Filmmaker James Gunn is easily one of the most sought-after directors in the movie industry today, especially for primarily out-there projects. He delivered the two “Guardians of the Galaxy” films for Marvel Studios’ MCU franchise, and when removed from the third installment’s development due to controversy from old social media posts, he was then tapped by Warner Brothers to helm a new “Suicide Squad” separate from the 2016 DCEU picture. That got him hired back by Marvel’s parent company Disney. And back in the 2000s he wrote the stories of the live-action “Scooby-Doo” films. Gunn has come a long way.
The above film credits probably make James Gunn an authority with the aforementioned franchises’ cinematic treatment to determine whether or not a crossover plot would be feasible.

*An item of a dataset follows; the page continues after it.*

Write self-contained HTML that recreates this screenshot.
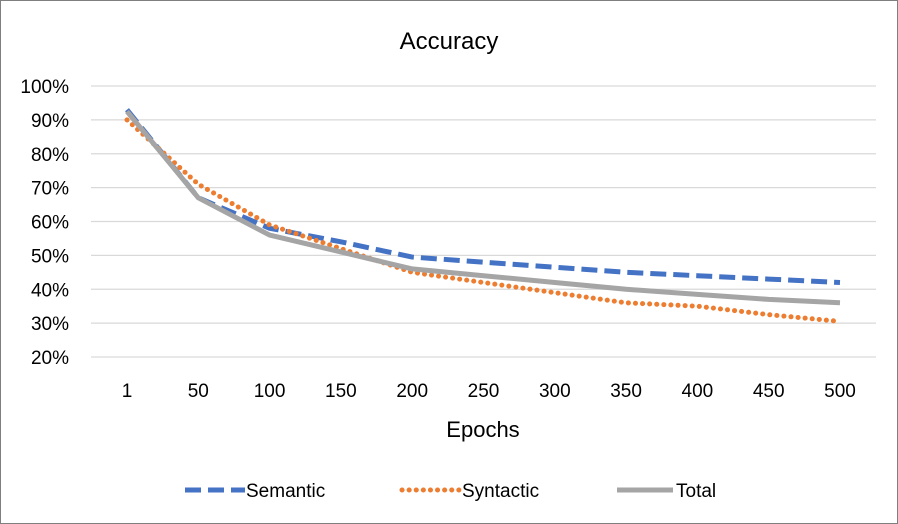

That at least is how Comic Book Resources sees it following a series of social media posts by the director this Monday, July 13. A fan posted on Twitter asking the possibility of crossing “Scooby-Doo” and “Guardians of the Galaxy,” particularly the former’s titular “cowardly hero” dog and the latter’s “alien raccoon” Rocket. Gunn replied that such a crossover was unlikely, but Scooby and the gang crossing over with “Suicide Squad” might work.
It is understandable why Gunn shook his head on crossing “Scooby-Doo” and Marvel’s “Guardians.” The former is a Hanna-Barbera cartoon creation, now part of the media library of Warner Bros., while Marvel is a Disney subsidiary. That too explains a higher probability of Scooby rubbing elbows with the Suicide Squad, a DC Comics title and thus under Warner. That would seem strange considering the Squad, aka Task Force X, is composed of mostly imprisoned DC super-villains agreeing to work for the US government as disposable wet-works operatives for decreased sentences. But considering Gunn’s plans for the live-action 2002 “Scooby-Doo” movie, perhaps it might have clicked.
James Gunn revealed quite recently that his original treatment of the film plot pushed it to the “R” rating, only to be pushed by WB executives to cut things back to “PG.” It should be recalled that the antagonist of that movie was Scooby-Doo’s nephew Scrappy-Doo, a character considered annoying by older franchise fans but well-liked by children. The director in fact expressed shock at criticism by younger audiences for what he did, but also noted that the bad reaction helped shaped his decisions on how to characterize the titular “Guardians of the Galaxy” in their MCU film in 2014.
The 2016 “Suicide Squad” film was directed by David Ayer and starred Margot Robbie, Viola Davis and Will Smith among an ensemble cast. For the same-titled movie directed by Gunn, Robbie and Davis return alongside Taika Waititi, Idris Elba, and John Cena, looking forward to a 2021 release from Warner. A 3D-animated Scooby-Doo movie, “Scoob!,” was released digitally last May when its cinematic premiere was foiled by the COVID-19 pandemic.